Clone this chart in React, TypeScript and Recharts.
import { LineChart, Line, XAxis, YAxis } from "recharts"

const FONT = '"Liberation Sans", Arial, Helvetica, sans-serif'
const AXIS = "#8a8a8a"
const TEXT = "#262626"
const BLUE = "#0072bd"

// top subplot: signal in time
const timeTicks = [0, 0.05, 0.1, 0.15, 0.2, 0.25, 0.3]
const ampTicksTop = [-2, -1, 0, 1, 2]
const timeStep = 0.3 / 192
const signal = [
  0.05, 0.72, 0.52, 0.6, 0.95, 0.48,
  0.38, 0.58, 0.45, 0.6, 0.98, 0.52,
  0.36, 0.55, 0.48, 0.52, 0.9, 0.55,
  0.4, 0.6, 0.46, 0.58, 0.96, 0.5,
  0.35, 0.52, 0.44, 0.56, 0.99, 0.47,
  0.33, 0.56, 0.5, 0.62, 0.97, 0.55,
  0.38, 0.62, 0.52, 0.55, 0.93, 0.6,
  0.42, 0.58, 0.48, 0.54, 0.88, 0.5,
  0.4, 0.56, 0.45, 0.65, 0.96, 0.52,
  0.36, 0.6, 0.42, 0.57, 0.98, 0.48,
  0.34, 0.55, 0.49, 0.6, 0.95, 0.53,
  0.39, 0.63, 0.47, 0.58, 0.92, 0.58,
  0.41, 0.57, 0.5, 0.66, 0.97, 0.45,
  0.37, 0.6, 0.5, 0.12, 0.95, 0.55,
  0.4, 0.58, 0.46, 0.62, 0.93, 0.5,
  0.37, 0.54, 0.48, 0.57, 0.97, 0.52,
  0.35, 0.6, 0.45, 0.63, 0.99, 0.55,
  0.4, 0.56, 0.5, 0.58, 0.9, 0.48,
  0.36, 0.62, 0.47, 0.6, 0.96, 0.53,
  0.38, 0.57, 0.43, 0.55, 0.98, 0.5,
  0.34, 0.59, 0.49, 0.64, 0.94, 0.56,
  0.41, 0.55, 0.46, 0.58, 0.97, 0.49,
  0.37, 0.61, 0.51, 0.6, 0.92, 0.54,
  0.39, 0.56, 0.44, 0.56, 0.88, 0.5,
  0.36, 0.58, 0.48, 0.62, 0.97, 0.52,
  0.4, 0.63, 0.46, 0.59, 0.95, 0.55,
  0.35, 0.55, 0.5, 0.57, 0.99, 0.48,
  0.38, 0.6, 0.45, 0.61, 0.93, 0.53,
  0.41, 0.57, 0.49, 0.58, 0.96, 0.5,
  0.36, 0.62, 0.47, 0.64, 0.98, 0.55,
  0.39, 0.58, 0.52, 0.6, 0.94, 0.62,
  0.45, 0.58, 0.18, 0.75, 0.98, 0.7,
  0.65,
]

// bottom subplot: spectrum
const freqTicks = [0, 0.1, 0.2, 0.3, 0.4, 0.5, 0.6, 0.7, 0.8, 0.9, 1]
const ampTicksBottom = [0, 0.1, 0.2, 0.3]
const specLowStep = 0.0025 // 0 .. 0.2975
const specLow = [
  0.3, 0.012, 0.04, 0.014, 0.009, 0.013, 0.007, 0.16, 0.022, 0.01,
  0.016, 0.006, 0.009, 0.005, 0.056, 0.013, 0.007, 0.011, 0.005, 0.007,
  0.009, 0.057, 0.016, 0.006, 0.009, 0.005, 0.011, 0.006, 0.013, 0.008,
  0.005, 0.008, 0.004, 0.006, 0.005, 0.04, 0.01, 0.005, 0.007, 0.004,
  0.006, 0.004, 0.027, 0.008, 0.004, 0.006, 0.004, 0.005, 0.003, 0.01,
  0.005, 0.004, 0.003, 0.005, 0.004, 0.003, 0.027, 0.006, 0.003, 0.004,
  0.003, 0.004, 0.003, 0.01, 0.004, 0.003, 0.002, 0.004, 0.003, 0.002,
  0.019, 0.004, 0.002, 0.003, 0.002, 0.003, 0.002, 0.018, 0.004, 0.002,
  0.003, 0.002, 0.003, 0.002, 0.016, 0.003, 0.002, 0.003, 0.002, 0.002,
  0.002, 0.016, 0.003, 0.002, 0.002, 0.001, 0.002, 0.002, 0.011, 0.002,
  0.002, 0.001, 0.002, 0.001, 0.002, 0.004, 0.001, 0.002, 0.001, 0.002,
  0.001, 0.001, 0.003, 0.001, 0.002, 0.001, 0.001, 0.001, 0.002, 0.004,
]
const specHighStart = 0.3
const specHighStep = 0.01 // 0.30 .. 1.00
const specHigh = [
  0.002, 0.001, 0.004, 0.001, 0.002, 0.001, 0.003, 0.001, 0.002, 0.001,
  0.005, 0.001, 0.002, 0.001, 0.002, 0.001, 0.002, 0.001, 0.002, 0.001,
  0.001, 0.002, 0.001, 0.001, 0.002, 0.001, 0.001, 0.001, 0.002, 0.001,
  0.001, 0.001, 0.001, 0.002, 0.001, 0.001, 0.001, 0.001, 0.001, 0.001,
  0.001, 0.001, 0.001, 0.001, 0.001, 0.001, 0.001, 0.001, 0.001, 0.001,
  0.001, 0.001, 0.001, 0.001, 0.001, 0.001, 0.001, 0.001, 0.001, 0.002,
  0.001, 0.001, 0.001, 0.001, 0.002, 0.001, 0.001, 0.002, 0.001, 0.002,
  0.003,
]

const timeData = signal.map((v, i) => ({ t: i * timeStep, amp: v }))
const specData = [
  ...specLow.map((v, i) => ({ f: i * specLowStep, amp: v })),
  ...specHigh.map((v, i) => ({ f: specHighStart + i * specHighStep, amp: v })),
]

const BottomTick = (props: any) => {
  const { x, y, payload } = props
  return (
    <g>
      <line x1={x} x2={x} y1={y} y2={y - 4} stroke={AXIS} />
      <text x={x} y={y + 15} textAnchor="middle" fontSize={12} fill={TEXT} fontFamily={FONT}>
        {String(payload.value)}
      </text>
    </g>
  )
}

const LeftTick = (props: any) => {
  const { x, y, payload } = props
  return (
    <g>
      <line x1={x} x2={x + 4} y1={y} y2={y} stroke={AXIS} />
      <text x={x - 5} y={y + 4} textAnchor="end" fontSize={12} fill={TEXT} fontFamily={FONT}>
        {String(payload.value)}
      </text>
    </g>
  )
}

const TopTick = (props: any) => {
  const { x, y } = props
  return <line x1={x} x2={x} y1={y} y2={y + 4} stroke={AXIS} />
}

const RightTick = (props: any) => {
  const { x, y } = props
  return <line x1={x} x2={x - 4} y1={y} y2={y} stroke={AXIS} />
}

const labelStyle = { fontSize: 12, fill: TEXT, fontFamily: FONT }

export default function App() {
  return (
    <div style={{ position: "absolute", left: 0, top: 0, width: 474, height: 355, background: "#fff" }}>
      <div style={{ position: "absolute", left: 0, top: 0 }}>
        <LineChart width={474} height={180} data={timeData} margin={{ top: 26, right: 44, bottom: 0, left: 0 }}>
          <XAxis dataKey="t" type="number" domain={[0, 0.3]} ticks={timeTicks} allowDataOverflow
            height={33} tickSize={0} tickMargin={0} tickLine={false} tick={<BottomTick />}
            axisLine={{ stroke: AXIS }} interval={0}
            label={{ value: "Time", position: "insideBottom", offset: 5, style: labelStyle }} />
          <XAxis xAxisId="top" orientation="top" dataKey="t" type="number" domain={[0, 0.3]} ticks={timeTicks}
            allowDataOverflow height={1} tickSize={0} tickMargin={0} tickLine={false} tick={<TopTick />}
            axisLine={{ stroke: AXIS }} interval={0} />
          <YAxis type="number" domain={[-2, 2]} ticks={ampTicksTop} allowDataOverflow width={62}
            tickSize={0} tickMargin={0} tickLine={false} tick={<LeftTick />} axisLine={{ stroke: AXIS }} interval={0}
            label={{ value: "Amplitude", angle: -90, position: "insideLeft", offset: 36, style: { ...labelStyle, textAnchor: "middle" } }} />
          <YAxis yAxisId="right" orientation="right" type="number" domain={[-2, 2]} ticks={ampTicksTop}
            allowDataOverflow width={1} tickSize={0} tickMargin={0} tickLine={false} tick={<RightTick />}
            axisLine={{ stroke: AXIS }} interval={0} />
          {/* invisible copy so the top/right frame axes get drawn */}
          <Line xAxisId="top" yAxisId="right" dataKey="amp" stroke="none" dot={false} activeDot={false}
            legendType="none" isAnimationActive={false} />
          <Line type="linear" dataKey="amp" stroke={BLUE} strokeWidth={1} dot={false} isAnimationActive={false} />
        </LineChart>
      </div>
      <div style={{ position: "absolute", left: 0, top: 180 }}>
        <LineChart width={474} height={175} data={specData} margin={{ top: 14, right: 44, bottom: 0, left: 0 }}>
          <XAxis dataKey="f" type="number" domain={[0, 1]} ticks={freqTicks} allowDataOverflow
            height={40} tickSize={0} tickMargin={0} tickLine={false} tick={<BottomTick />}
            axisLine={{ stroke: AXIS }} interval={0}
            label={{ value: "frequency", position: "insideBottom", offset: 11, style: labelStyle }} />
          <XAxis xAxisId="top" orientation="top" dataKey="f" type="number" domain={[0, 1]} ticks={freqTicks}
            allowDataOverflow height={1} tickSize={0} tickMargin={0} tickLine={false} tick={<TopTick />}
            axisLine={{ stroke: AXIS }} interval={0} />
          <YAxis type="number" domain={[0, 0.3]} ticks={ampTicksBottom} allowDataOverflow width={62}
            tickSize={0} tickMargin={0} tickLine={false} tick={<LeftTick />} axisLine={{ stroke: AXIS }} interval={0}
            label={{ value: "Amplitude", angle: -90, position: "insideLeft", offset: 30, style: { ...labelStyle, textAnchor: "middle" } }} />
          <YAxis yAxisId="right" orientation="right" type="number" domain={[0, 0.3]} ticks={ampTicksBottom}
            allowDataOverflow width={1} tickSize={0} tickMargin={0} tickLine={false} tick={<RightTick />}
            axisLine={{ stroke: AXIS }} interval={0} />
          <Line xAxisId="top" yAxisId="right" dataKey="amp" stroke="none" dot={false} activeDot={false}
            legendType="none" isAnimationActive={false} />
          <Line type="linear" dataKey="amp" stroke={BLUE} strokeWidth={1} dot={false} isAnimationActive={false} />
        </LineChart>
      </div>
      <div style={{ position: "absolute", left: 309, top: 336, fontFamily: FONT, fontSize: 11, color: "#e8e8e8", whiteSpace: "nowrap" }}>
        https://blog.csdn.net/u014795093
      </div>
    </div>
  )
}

══════════

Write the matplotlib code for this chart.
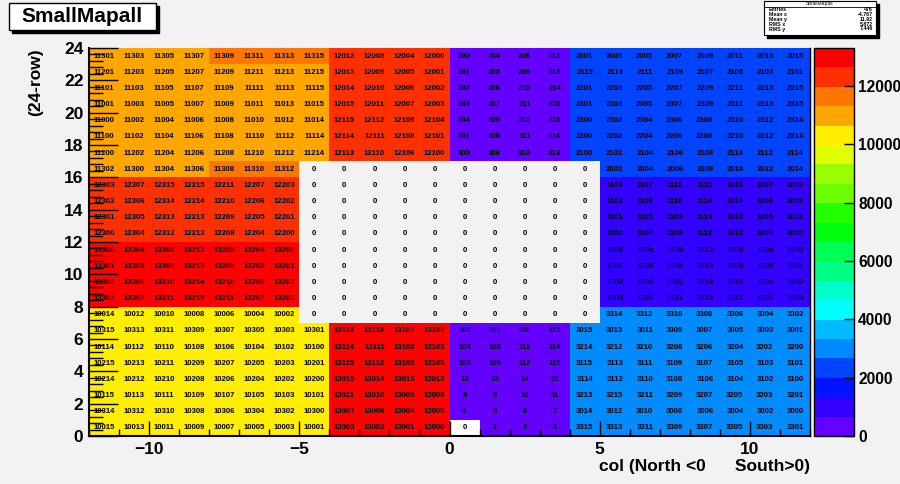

══════════

Problem: Pick out each line that holds the string "this".

Answer below:
Clone this chart in React, TypeScript and Recharts.
Write the matplotlib code for this chart.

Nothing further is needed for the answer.